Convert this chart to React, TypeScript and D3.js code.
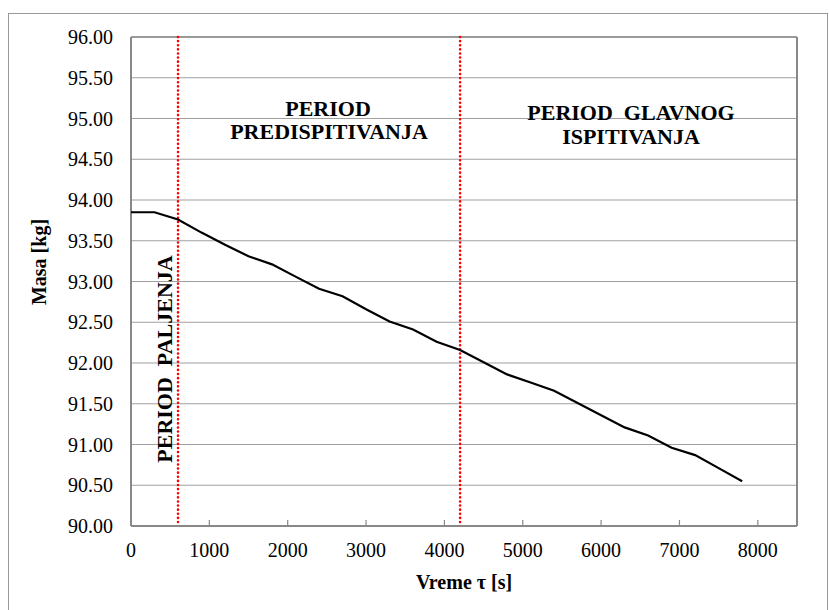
━━━━━━━━━━━━━━━━━━━━
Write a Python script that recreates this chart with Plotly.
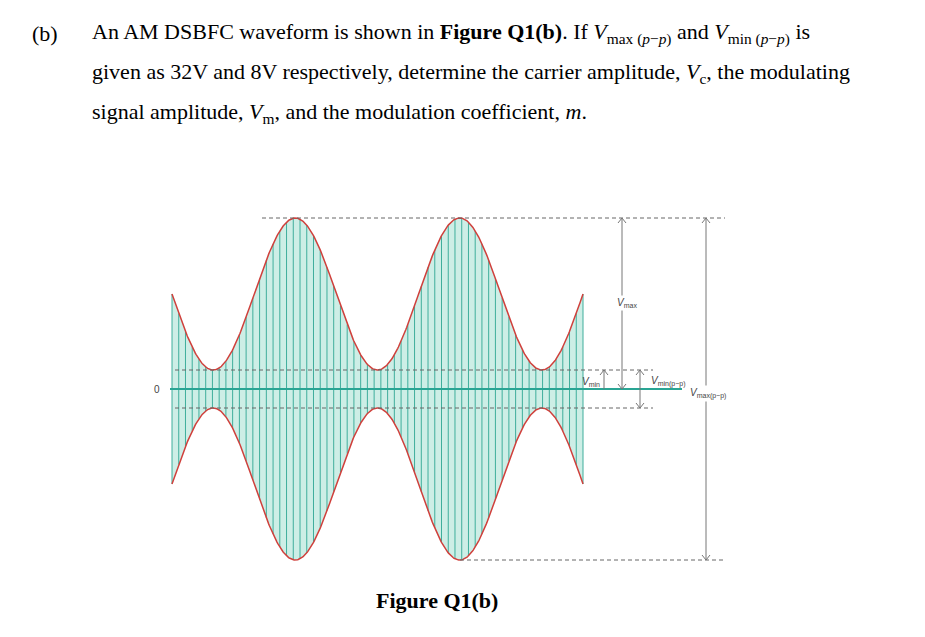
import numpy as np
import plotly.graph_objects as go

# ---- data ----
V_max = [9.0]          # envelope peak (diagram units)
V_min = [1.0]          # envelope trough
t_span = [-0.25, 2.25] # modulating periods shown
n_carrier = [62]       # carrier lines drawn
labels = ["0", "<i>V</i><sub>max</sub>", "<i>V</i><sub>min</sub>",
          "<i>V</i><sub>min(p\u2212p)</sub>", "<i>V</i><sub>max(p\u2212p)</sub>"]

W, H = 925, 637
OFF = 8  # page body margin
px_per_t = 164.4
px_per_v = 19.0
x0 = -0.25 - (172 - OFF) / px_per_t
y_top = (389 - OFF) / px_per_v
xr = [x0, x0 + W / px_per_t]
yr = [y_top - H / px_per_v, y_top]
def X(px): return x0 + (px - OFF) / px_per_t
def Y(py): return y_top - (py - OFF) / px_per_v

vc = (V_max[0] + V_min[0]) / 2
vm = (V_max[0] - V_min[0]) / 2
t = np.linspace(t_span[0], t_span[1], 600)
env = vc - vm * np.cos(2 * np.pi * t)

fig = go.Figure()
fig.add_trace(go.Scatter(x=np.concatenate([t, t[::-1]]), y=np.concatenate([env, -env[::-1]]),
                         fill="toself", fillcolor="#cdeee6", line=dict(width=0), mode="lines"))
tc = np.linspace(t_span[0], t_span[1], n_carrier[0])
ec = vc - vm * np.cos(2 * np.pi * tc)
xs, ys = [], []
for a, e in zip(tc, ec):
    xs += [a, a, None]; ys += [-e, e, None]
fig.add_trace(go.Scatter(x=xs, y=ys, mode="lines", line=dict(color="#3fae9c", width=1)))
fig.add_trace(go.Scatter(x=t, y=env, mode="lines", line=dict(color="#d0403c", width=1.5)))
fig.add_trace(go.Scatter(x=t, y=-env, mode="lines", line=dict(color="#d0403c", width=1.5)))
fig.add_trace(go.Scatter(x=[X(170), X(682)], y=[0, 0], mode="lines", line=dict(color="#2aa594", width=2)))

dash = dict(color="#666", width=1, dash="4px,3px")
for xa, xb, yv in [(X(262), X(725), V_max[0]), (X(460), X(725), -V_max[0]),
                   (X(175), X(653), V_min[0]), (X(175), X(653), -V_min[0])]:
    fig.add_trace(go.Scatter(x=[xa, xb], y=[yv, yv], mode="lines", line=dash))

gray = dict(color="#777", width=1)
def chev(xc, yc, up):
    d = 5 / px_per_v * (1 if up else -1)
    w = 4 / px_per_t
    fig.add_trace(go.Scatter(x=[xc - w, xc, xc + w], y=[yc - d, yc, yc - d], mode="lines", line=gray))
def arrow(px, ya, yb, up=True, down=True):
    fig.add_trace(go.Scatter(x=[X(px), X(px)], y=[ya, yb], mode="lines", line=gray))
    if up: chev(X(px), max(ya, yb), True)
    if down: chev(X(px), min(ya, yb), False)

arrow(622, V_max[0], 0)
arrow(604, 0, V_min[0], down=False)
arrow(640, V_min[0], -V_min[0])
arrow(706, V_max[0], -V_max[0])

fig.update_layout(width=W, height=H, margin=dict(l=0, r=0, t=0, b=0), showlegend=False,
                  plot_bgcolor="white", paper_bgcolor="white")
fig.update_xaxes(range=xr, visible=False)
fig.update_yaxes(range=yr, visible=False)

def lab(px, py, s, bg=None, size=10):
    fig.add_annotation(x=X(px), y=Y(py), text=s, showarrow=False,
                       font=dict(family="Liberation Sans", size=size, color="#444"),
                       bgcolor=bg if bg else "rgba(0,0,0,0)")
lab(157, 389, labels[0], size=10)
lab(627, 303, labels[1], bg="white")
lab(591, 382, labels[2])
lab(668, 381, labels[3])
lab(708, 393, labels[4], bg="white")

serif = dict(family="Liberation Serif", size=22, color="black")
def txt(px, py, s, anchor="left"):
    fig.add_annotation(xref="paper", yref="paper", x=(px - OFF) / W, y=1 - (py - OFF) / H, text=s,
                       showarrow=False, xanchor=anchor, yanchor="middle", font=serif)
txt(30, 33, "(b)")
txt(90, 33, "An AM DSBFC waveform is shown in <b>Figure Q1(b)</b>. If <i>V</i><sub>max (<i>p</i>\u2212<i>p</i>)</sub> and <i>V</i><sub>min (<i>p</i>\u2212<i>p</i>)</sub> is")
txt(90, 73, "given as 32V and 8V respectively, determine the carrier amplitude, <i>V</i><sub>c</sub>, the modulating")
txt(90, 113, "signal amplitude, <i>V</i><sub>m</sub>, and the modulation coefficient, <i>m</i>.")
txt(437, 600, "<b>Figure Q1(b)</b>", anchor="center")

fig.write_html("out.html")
━━━━━━━━━━━━━━━━━━━━
__WHAT YOU NEED TO DO__. In the listing above, find the line containing "Write a Python" and the line containing "import plotly.graph_objects as go", then write out both of them and every line between, exactly, with no pictures.

__ANSWER BELOW__.
Write a Python script that recreates this chart with Plotly.
import numpy as np
import plotly.graph_objects as go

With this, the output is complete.